Papstreisen sind in diesem Jahr 2020 unterblieben, wegen Corona. Hatte Franziskus wichtige Botschaften an bestimmte Länder?
Gudrun Sailer: Das Wichtigste, was hier zu nennen ist, ist sicherlich China. Keine Botschaft, sondern ein Abkommen – das vorläufige Abkommen zur gemeinsamen Ernennung von Bischöfen in China wurde um zwei Jahre verlängert. Das ist eine dornige Sache, aber aus Sicht des Heiligen Weges der einzige Weg, eine Kirchenspaltung zu vermeiden.
Manche meinen ja, in Deutschland bahne sich mit dem „Synodalen Weg“ ebenfalls eine Kirchenspaltung an, sieht Papst Franziskus das auch so?
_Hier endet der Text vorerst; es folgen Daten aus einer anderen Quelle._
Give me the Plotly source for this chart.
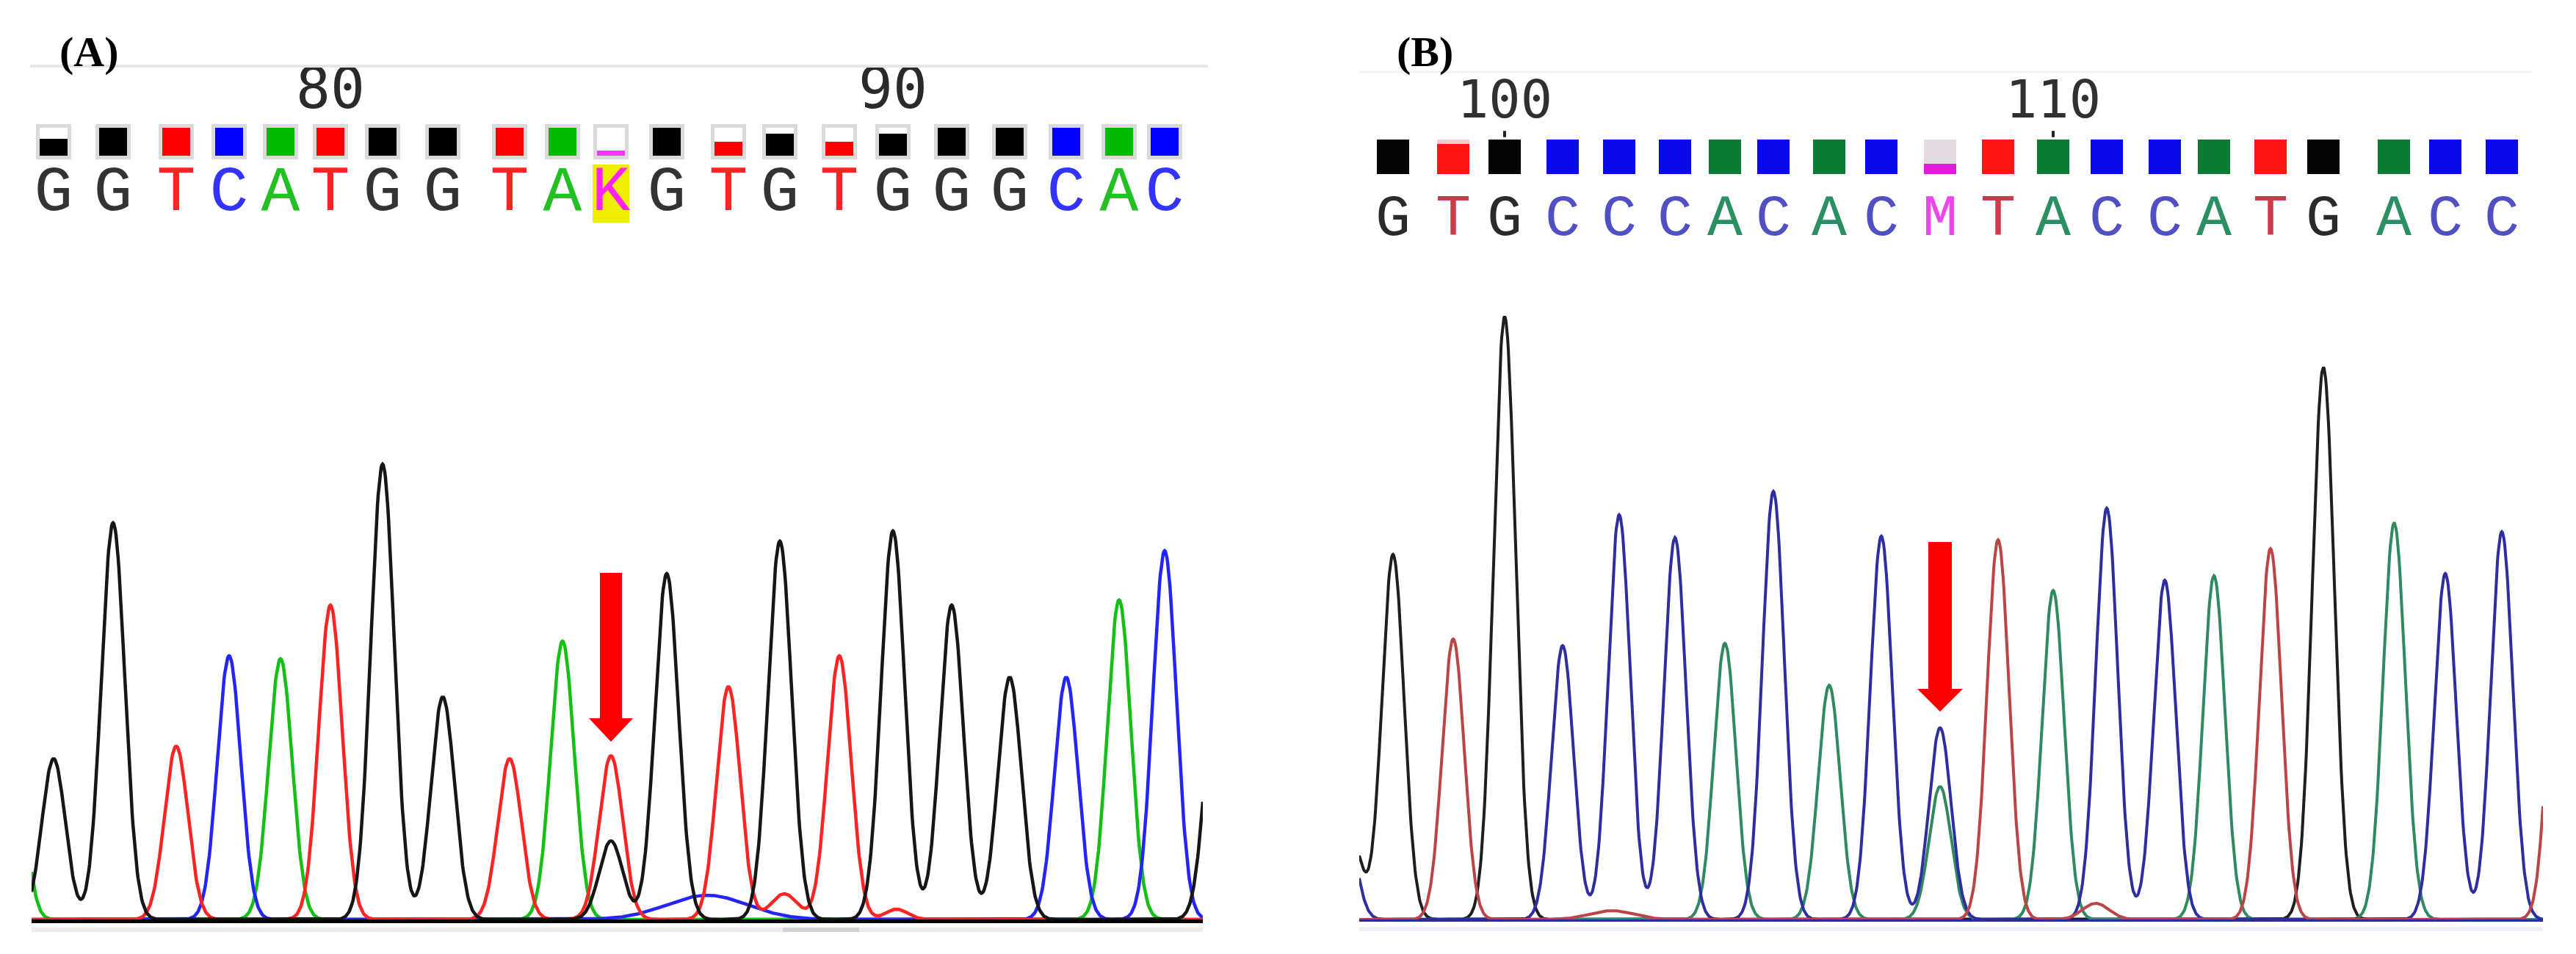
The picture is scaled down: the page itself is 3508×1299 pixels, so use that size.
import numpy as np
import plotly.graph_objects as go

W, H = 3508, 1299

# ---------------- Panel (A) data ----------------
A_SEQ = list("GGTCATGGTAKGTGTGGGCAC")
A_BASE_X = [65, 146, 232, 304, 374, 442, 513, 595, 686, 758, 824, 900, 984,
            1054, 1135, 1208, 1288, 1367, 1444, 1516, 1578]
A_QUAL = [0.6, 1, 1, 1, 1, 1, 1, 1, 1, 1, 0.17, 1, 0.5, 0.78, 0.5, 0.78,
          1, 1, 1, 1, 1]
A_FIRST_POS = 75
A_TICKS = [80, 90]

A_PEAK_X = [14, 65, 146, 232, 304, 374, 442, 513, 595, 686, 758, 824, 824,
            900, 984, 1054, 1135, 1208, 1288, 1367, 1444, 1516, 1578, 1650,
            955, 1060, 1213]
A_PEAK_H = [200, 219, 540, 236, 359, 355, 428, 620, 303, 219, 379, 223, 107,
            471, 317, 515, 359, 529, 428, 330, 330, 435, 502, 350,
            33, 35, 14]
A_PEAK_CH = ['A', 'G', 'G', 'T', 'C', 'A', 'T', 'G', 'G', 'T', 'A', 'T', 'G',
             'G', 'T', 'G', 'T', 'G', 'G', 'G', 'C', 'A', 'C', 'G',
             'C', 'T', 'T']
A_PEAK_SD = [14, 16, 16, 16, 16, 16, 16, 16, 16, 16, 16, 16, 16,
             16, 16, 16, 16, 16, 16, 16, 16, 16, 16, 16,
             55, 18, 15]

# ---------------- Panel (B) data ----------------
B_SEQ = list("GTGCCCACACMTACCATGACC")
B_BASE_X = [1889, 1971, 2041, 2120, 2197, 2273, 2341, 2407, 2483, 2554, 2634,
            2713, 2788, 2861, 2940, 3007, 3084, 3156, 3252, 3322, 3399]
B_QUAL = [1, 0.86, 1, 1, 1, 1, 1, 1, 1, 1, 0.3, 1, 1, 1, 1, 1, 1, 1, 1, 1, 1]
B_FIRST_POS = 98
B_TICKS = [100, 110]

B_PEAK_X = [1822, 1830, 1889, 1971, 2041, 2120, 2197, 2273, 2341, 2407, 2483,
            2554, 2634, 2634, 2713, 2788, 2861, 2940, 3007, 3084, 3156, 3252,
            3322, 3399, 3478, 2187, 2846, 3268]
B_PEAK_H = [150, 120, 497, 382, 821, 373, 551, 520, 376, 583, 319,
            522, 261, 181, 517, 448, 560, 462, 468, 505, 752, 528,
            471, 528, 500, 12, 22, 22]
B_PEAK_CH = ['C', 'G', 'G', 'T', 'G', 'C', 'C', 'C', 'A', 'C', 'A',
             'C', 'C', 'A', 'T', 'A', 'C', 'C', 'A', 'T', 'G', 'A',
             'C', 'C', 'T', 'T', 'T', 'A']
B_PEAK_SD = [15, 15, 15, 15, 15, 15, 15, 15, 15, 15, 15,
             15, 15, 15, 15, 15, 15, 15, 15, 15, 15, 15,
             15, 15, 15, 30, 18, 14]

# ---------------- styles ----------------
A_TRACE_COL = {'G': '#161616', 'A': '#14c014', 'T': '#ff2424', 'C': '#2424ff'}
A_BAR_COL = {'G': '#000000', 'A': '#00bb00', 'T': '#ff0000', 'C': '#0000ff',
             'K': '#ff33ff'}
A_TXT_COL = {'G': '#333333', 'A': '#22c022', 'T': '#ff2222', 'C': '#3333ff',
             'K': '#ff22ff'}
B_TRACE_COL = {'G': '#1e1e1e', 'A': '#2f8a60', 'T': '#bd4444', 'C': '#2e2ea2'}
B_BAR_COL = {'G': '#050505', 'A': '#0b7a32', 'T': '#ff1414', 'C': '#0a0ae8',
             'M': '#e01ee0'}
B_BAR_BG = {'T': '#f5cccc', 'M': '#e2dbe2'}
B_TXT_COL = {'G': '#2a2a2a', 'A': '#2a9062', 'T': '#cc3a4c', 'C': '#5050c4',
             'M': '#ee44ee'}


def xdom(left, right):
    return [left / W, right / W]


def ydom(bottom, top):
    return [1 - bottom / H, 1 - top / H]


def signal(xg, px, ph, psd, pch, ch):
    y = np.zeros_like(xg, dtype=float)
    for x0, h, sd, c in zip(px, ph, psd, pch):
        if c == ch:
            y += h * np.exp(-0.5 * ((xg - x0) / sd) ** 2)
    return y


fig = go.Figure()

A_XR = [35, 1630]
B_XR = [1843, 3455]

# ---------- chromatogram traces ----------
xa = np.arange(A_XR[0], A_XR[1] + 1, 1.0)
A_SIG = {}
for ch in ['A', 'C', 'T', 'G']:
    A_SIG[ch] = signal(xa, A_PEAK_X, A_PEAK_H, A_PEAK_SD, A_PEAK_CH, ch)
    fig.add_trace(go.Scatter(x=xa, y=A_SIG[ch], mode='lines',
                             line=dict(color=A_TRACE_COL[ch], width=4.5),
                             xaxis='x', yaxis='y', hoverinfo='skip'))

xb = np.arange(B_XR[0], B_XR[1] + 1, 1.0)
B_SIG = {}
for ch in ['G', 'A', 'C', 'T']:
    B_SIG[ch] = signal(xb, B_PEAK_X, B_PEAK_H, B_PEAK_SD, B_PEAK_CH, ch)
    fig.add_trace(go.Scatter(x=xb, y=B_SIG[ch], mode='lines',
                             line=dict(color=B_TRACE_COL[ch], width=4),
                             xaxis='x2', yaxis='y8', hoverinfo='skip'))


# ---------- red arrows above the ambiguous (heterozygous) peak ----------
def arrow(xg, sig, seq, base_x, xaxis, yaxis, shaft, head, head_len, gap, length):
    idx = [i for i, c in enumerate(seq) if c not in 'ACGT'][0]
    x0 = base_x[idx]
    k = int(np.argmin(np.abs(xg - x0)))
    tip = max(s[k] for s in sig.values()) + gap
    hb = tip + head_len
    top = tip + length
    xs = [x0 - shaft / 2, x0 + shaft / 2, x0 + shaft / 2, x0 + head / 2, x0,
          x0 - head / 2, x0 - shaft / 2, x0 - shaft / 2]
    ys = [top, top, hb, hb, tip, hb, hb, top]
    fig.add_trace(go.Scatter(x=xs, y=ys, mode='lines', fill='toself',
                             fillcolor='#ff0000', line=dict(width=0, color='#ff0000'),
                             xaxis=xaxis, yaxis=yaxis, hoverinfo='skip'))


arrow(xa, A_SIG, A_SEQ, A_BASE_X, 'x', 'y', 30, 60, 32, 19, 230)
arrow(xb, B_SIG, B_SEQ, B_BASE_X, 'x2', 'y8', 32, 62, 31, 22, 231)

# ---------- quality bars (A) ----------
nA = len(A_SEQ)
fig.add_trace(go.Bar(x=A_BASE_X, y=[1 + 10 / 38] * nA, base=[-5 / 38] * nA,
                     width=48, marker=dict(color='#dadada', line=dict(width=0)),
                     xaxis='x', yaxis='y2', hoverinfo='skip'))
fig.add_trace(go.Bar(x=A_BASE_X, y=[1] * nA, base=[0] * nA, width=38,
                     marker=dict(color='#ffffff', line=dict(width=0)),
                     xaxis='x', yaxis='y2', hoverinfo='skip'))
fig.add_trace(go.Bar(x=A_BASE_X, y=A_QUAL, base=[0] * nA, width=38,
                     marker=dict(color=[A_BAR_COL[c] for c in A_SEQ], line=dict(width=0)),
                     xaxis='x', yaxis='y2', hoverinfo='skip'))

# ---------- highlight + letters (A) ----------
hiA = [i for i, c in enumerate(A_SEQ) if c not in 'ACGT']
fig.add_trace(go.Bar(x=[A_BASE_X[i] for i in hiA], y=[2] * len(hiA),
                     base=[-1] * len(hiA), width=50,
                     marker=dict(color='#eeee00', line=dict(width=0)),
                     xaxis='x', yaxis='y3', hoverinfo='skip'))
fig.add_trace(go.Scatter(x=A_BASE_X, y=[0] * nA, mode='text', text=A_SEQ,
                         textfont=dict(family='Liberation Mono', size=88,
                                       color=[A_TXT_COL[c] for c in A_SEQ]),
                         textposition='middle center', cliponaxis=False,
                         xaxis='x', yaxis='y3', hoverinfo='skip'))
fig.add_trace(go.Scatter(x=[A_BASE_X[t - A_FIRST_POS] for t in A_TICKS],
                         y=[0] * len(A_TICKS), mode='text',
                         text=[str(t) for t in A_TICKS],
                         textfont=dict(family='DejaVu Sans Mono', size=78, color='#2a2a2a'),
                         textposition='middle center', cliponaxis=False,
                         xaxis='x', yaxis='y4', hoverinfo='skip'))

# ---------- quality bars (B) ----------
nB = len(B_SEQ)
fig.add_trace(go.Bar(x=B_BASE_X, y=[1] * nB, base=[0] * nB, width=44,
                     marker=dict(color=[B_BAR_BG.get(c, '#e6e6e6') for c in B_SEQ],
                                 line=dict(width=0)),
                     xaxis='x2', yaxis='y5', hoverinfo='skip'))
fig.add_trace(go.Bar(x=B_BASE_X, y=B_QUAL, base=[0] * nB, width=44,
                     marker=dict(color=[B_BAR_COL[c] for c in B_SEQ], line=dict(width=0)),
                     xaxis='x2', yaxis='y5', hoverinfo='skip'))
fig.add_trace(go.Scatter(x=[B_BASE_X[t - B_FIRST_POS] for t in B_TICKS],
                         y=[1.19] * len(B_TICKS), mode='markers',
                         marker=dict(symbol='line-ns', size=8,
                                     line=dict(width=4, color='#222222')),
                         xaxis='x2', yaxis='y5', hoverinfo='skip'))

# ---------- letters (B) ----------
fig.add_trace(go.Scatter(x=B_BASE_X, y=[0] * nB, mode='text', text=B_SEQ,
                         textfont=dict(family='Liberation Mono', size=80,
                                       color=[B_TXT_COL[c] for c in B_SEQ]),
                         textposition='middle center', cliponaxis=False,
                         xaxis='x2', yaxis='y6', hoverinfo='skip'))
fig.add_trace(go.Scatter(x=[B_BASE_X[t - B_FIRST_POS] for t in B_TICKS],
                         y=[0] * len(B_TICKS), mode='text',
                         text=[str(t) for t in B_TICKS],
                         textfont=dict(family='DejaVu Sans Mono', size=72, color='#303030'),
                         textposition='middle center', cliponaxis=False,
                         xaxis='x2', yaxis='y7', hoverinfo='skip'))

hidden = dict(visible=False, showgrid=False, zeroline=False, fixedrange=True)

fig.update_layout(
    width=W, height=H,
    margin=dict(l=0, r=0, t=0, b=0),
    paper_bgcolor='white', plot_bgcolor='rgba(0,0,0,0)',
    showlegend=False, barmode='overlay', bargap=0,
    xaxis=dict(domain=xdom(*A_XR), range=A_XR, anchor='y', showline=True,
               linewidth=5, linecolor='#000000', showticklabels=False, ticks='',
               showgrid=False, zeroline=False, fixedrange=True),
    yaxis=dict(domain=ydom(1244, 379), range=[0, 865], anchor='x', **hidden),
    xaxis2=dict(domain=xdom(*B_XR), range=B_XR, anchor='y8', showline=True,
                linewidth=3, linecolor='#2a2a9a', showticklabels=False, ticks='',
                showgrid=False, zeroline=False, fixedrange=True),
    yaxis8=dict(domain=ydom(1244, 379), range=[0, 865], anchor='x2', **hidden),
    yaxis2=dict(domain=ydom(212.5, 155.5), range=[-0.25, 1.25], anchor='x', **hidden),
    yaxis3=dict(domain=ydom(295, 216), range=[-1, 1], anchor='x', **hidden),
    yaxis4=dict(domain=ydom(150, 88), range=[-1, 1], anchor='x', **hidden),
    yaxis5=dict(domain=ydom(240.75, 170.25), range=[-0.25, 1.25], anchor='x2', **hidden),
    yaxis6=dict(domain=ydom(322, 262), range=[-1, 1], anchor='x2', **hidden),
    yaxis7=dict(domain=ydom(164, 104), range=[-1, 1], anchor='x2', **hidden),
    annotations=[
        dict(text='<b>(A)</b>', x=71 / W, y=1 - 62 / H, xref='paper', yref='paper',
             xanchor='left', yanchor='middle', showarrow=False,
             font=dict(family='Liberation Serif', size=58, color='#000000')),
        dict(text='<b>(B)</b>', x=1892 / W, y=1 - 62 / H, xref='paper', yref='paper',
             xanchor='left', yanchor='middle', showarrow=False,
             font=dict(family='Liberation Serif', size=58, color='#000000')),
    ],
    shapes=[
        dict(type='line', xref='paper', yref='paper', x0=33 / W, x1=1637 / W,
             y0=1 - 82 / H, y1=1 - 82 / H, line=dict(color='#e6e6e6', width=4)),
        dict(type='line', xref='paper', yref='paper', x0=1843 / W, x1=3440 / W,
             y0=1 - 90 / H, y1=1 - 90 / H, line=dict(color='#f3f3f3', width=3)),
        dict(type='line', xref='paper', yref='paper', x0=35 / W, x1=1630 / W,
             y0=1 - 1258 / H, y1=1 - 1258 / H, line=dict(color='#ececec', width=6)),
        dict(type='line', xref='paper', yref='paper', x0=1058 / W, x1=1162 / W,
             y0=1 - 1258 / H, y1=1 - 1258 / H, line=dict(color='#d2d2d2', width=6)),
        dict(type='line', xref='paper', yref='paper', x0=1843 / W, x1=3455 / W,
             y0=1 - 1257 / H, y1=1 - 1257 / H, line=dict(color='#eef2f6', width=6)),
    ],
)

fig.write_html("out.html")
Gudrun Sailer: 2019 hat Franziskus aus eigenem Antrieb den Gläubigen in Deutschland einen Brief geschrieben. Er ist in der Tat ein wenig in Sorge um die katholische Kirche in Deutschland, man hat das auch an mancher Randbemerkung über gute und schlechte Reformen gemerkt in diesem Jahr; es waren auch auffallend viele deutsche Bischöfe 2020 bei Papst Franziskus, um sich mit ihm auszutauschen. Dann kamen auch zwei Instruktionen aus Rom, die in Deutschland nicht gerade erfreut zur Kenntnis genommen wurden, die eine zum Thema Pfarreien, die andere zum Thema Abendmahl, in beiden Fragen hat Rom geboten, einen Gang zurückzuschalten. Im Grossen und Ganzen steht Franziskus dem Synodalen Weg und überhaupt dem Vorhaben Reform der katholischen Kirche sicherlich nicht ablehnend gegenüber, er mahnt ja selber dauernd Reformen an. Aber eine solche Reform muss immer zum Ziel haben, das Evangelium besser zu verkünden. Über die Wege dazu gibt es manche Auffassungsunterschiede, aber auch Übereinstimmungen zwischen Deutschland und Rom.